I thought I should jump into the Vermeil discussion. Vermeil is a
heavy 24K plating over sterling silver. It is distinguished from
regular plating by the fact that no base metals are used such a
copper or nickel and by the weight of the plating. I have seen two
figures over the years for the thickness required to call a plating
Vermeil, 50 mils and 100 mils. Both are very heavy plating. The
problem with plating is, you have to rely on the honesty of the
plater. Most are honest but a few are not. I certainly don’t have the
X-ray equipment required to determine how thick the plating actually
is. The more gold on the work, the better the durability, but the
cost to the plater also increases. I have occasionally had work
evaluated with shocking results. The public also cannot tell The
thickness until the plating wears out and as a result I have
sometimes found customers are hesitant to buy plated goods, having
been burned in the past. I do a little talk about Vermeil and they
usually feel better.
To answer your findings question, I don’t often see Vermeil findings.
The reason is as others have observed, that plating, even Vermeil
burns off with soldering heat. I suppose you could Sparkie them on if
you had to. What is much more common and practical is gold filled
findings. In gold filled material two or three layers of sheet are
fused or soldered together and then milled out. Generally this stock
of wire or sheet is 1/20 14K by weight over a base metal. It can be
soldered well but a little care must be taken with any abrasive
process. It also roller prints well. Gold filled findings provide a
way to have the color of gold for less cost. That said, in my own
work I prefer the real banana and feel it is worth the extra cost.
Gold filled stock often gets very soft when annealed.

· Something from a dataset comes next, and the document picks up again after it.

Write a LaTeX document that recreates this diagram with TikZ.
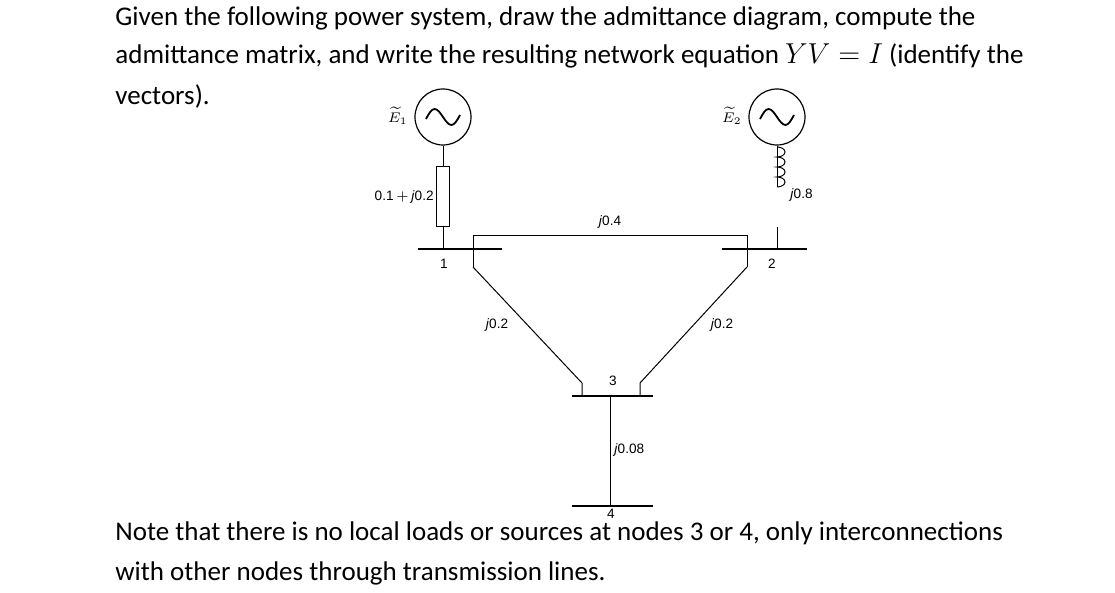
\documentclass[tikz,border=0pt]{standalone}
\usepackage{fontspec}
\setmainfont{Carlito}
\newfontfamily\lab{Liberation Sans}
\usetikzlibrary{calc}
\begin{document}
\begin{tikzpicture}[x=0.5pt,y=-0.5pt,
  txt/.style={anchor=west,inner sep=0,font=\fontsize{13.5}{16}\selectfont},
  lb/.style={inner sep=0,font=\lab\fontsize{6.8}{8}\selectfont},
  bus/.style={line width=0.9pt},
  ln/.style={line width=0.5pt},
  gen/.style={draw,circle,minimum size=28pt,inner sep=0,line width=0.6pt}]
\useasboundingbox (0,0) rectangle (1115,593);
\node[txt] (t1) at (115,18) {Given the following power system, draw the admittance diagram, compute the};
\node[txt] (t2) at (115,56) {admittance matrix, and write the resulting network equation $YV=I$ (identify the};
\node[txt] (t3) at (115,97) {vectors).};
% generators
\node[gen] (g1) at (443,117) {};
\node[gen] (g2) at (777,117) {};
\draw[line width=0.9pt] ($(g1)+(-17,2)$) sin ($(g1)+(-8.5,-8)$) cos ($(g1)+(0,0)$) sin ($(g1)+(8.5,8)$) cos ($(g1)+(17,-2)$);
\draw[line width=0.9pt] ($(g2)+(-17,2)$) sin ($(g2)+(-8.5,-8)$) cos ($(g2)+(0,0)$) sin ($(g2)+(8.5,8)$) cos ($(g2)+(17,-2)$);
\node[lb,anchor=east] (e1) at (408,116) {$\widetilde{E}_1$};
\node[lb,anchor=east] (e2) at (742,116) {$\widetilde{E}_2$};
% buses
\coordinate (b1l) at (418,249); \coordinate (b1r) at (502,249);
\coordinate (b2l) at (722,249); \coordinate (b2r) at (807,249);
\coordinate (b3l) at (572,396); \coordinate (b3r) at (653,396);
\coordinate (b4l) at (572,506); \coordinate (b4r) at (653,506);
\draw[bus] (b1l) -- (b1r); \draw[bus] (b2l) -- (b2r);
\draw[bus] (b3l) -- (b3r); \draw[bus] (b4l) -- (b4r);
\node[lb] (n1) at (444,264) {1};
\node[lb] (n2) at (772,264) {2};
\node[lb] (n3) at (613,381) {3};
\node[lb] (n4) at (611,514) {4};
% branch 1
\node[draw,line width=0.5pt,minimum width=6.5pt,minimum height=30pt,inner sep=0] (r1) at (443,197) {};
\draw[ln] (g1.south) -- (r1.north);
\draw[ln] (r1.south) -- (443,249);
\node[lb,anchor=east] (l1) at (434,197) {0.1$\,+\,$\textit{j}0.2};
% branch 2
\coordinate (i2t) at (777,187); \coordinate (i2b) at (777,227);
\draw[ln] (g2.south) -- (i2t);
\draw[ln] (i2t) \foreach \k in {0,...,3} {arc[start angle=90,end angle=-90,x radius=8,y radius=5]};
\draw[ln] (i2b) -- (777,249);
\node[lb,anchor=west] (l2) at (790,195) {\textit{j}0.8};
% line 1-2
\draw[ln] (473,267) -- (473,236) -- (747,236) -- (747,267);
\node[lb] (l12) at (610,222) {\textit{j}0.4};
% lines to 3
\draw[ln] (473,267) -- (582,383) -- (582,396);
\draw[ln] (747,267) -- (640,383) -- (640,396);
\node[lb] (l13) at (497,325) {\textit{j}0.2};
\node[lb] (l23) at (722,325) {\textit{j}0.2};
% line 3-4
\draw[ln] (610,396) -- (610,506);
\node[lb,anchor=west] (l34) at (614,450) {\textit{j}0.08};
\node[txt] (t4) at (115,533) {Note that there is no local loads or sources at nodes 3 or 4, only interconnections};
\node[txt] (t5) at (115,573) {with other nodes through transmission lines.};
\end{tikzpicture}
\end{document}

One other alternative exists, that I know of. About 16 years ago I
developed a stock of 1/20 18K over sterling and found a manufacturer,
Stern Leach to make it for me. I threw this stuff open to the field
and now Hauser and Miller in St. Louis distributes it. I am pretty
sure they still get it from Stern Leach. It is very nice to work
with, all precious, and I prefer the 18K color to 14K. It is usually
$25-$30 an ounce.
Reactive metals also sells a beautiful 22K bi-metal product which is
1/8 gold. Of course at 1/8 gold it is much more expensive, but you
cannot beat that 22K color and it is cheaper than pure gold sheet. I
think Philip Baldwin manufactures it for them. I hope this answers
your questions and you find what you are looking for.